Стоит вспомнить, кстати, что культовой фигурой, в сегодняшнем понимании, Тютчев никогда не был, стихи его при жизни ценили по достоинству немногие знатоки, книжки он издавал редко и как бы нехотя, к всякого рода поэтическим позам относился брезгливо. И гимназистки его стихами никогда не зачитывались. В общем, бесспорный гений второго ряда, фигура в нашей словесности не столь уж и редкая.
Это к вопросу о вакансии великого национального поэта. В духовной иерархии, когда по каким-то причинам невозможно избрать полноправного предстоятеля, существует должность местоблюстителя. В сегодняшней русской поэзии Алексей Цветков занимает ее по праву. А назовут ли потомки его великим – это для нас темно, здесь многое зависит от несобственно-поэтических факторов.

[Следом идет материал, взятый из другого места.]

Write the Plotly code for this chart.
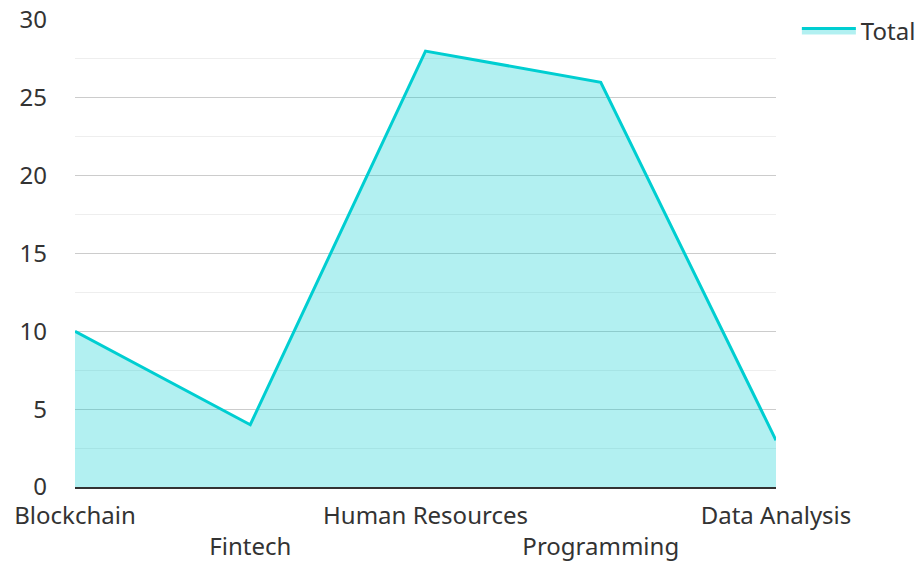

[1] О некоем среднем пути говорит и Артем Скворцов. Модернизируя известную дихотомию Юрия Тынянова, он делит нынешних стихотворцев на архаистов, новаторов и центристов. В этой системе Чухонцев, Кушнер и Дмитрий Быков – архаисты, Еременко, Всеволод Некрасов, Пригов и Рубинштейн – новаторы, а Бродский, Лосев, Иртеньев, Кибиров и Гандлевский с Цветковым записываются в центристы. Впрочем, объединение в этой последней когорте столь разнородных авторов совершается скорее по принципу их литературных стратегий и мало сообщает о поэтике.
[2] О гностицизме Цветкова (правда, понимаемом узко) проницательно писала Лиля Панн: «И в стихах, и в прозе Цветков присягал христианской вере… Вместе с тем стихи Цветкова… все больше становились отводом гностической ереси, а проще говоря, проклинали плотскую, тленную природу земного мира (“иго это эго / со всей его едой”, “везут с полей на всех довольно каши / кипят в борще несметные стада”). Поэт расцветал на отвращении своего лирического героя к тлену мира, а солью на раны шла мимолетная красота флоры и фауны или, напротив, опрятная вечность “камня”».
[3] А. Скворцов, впрочем, замечает, что пресловутые языковые неправильности Цветкова сводятся к довольно скромному репертуару: расширение валентностей синтаксических связей, эллипсис и нестандартное управление.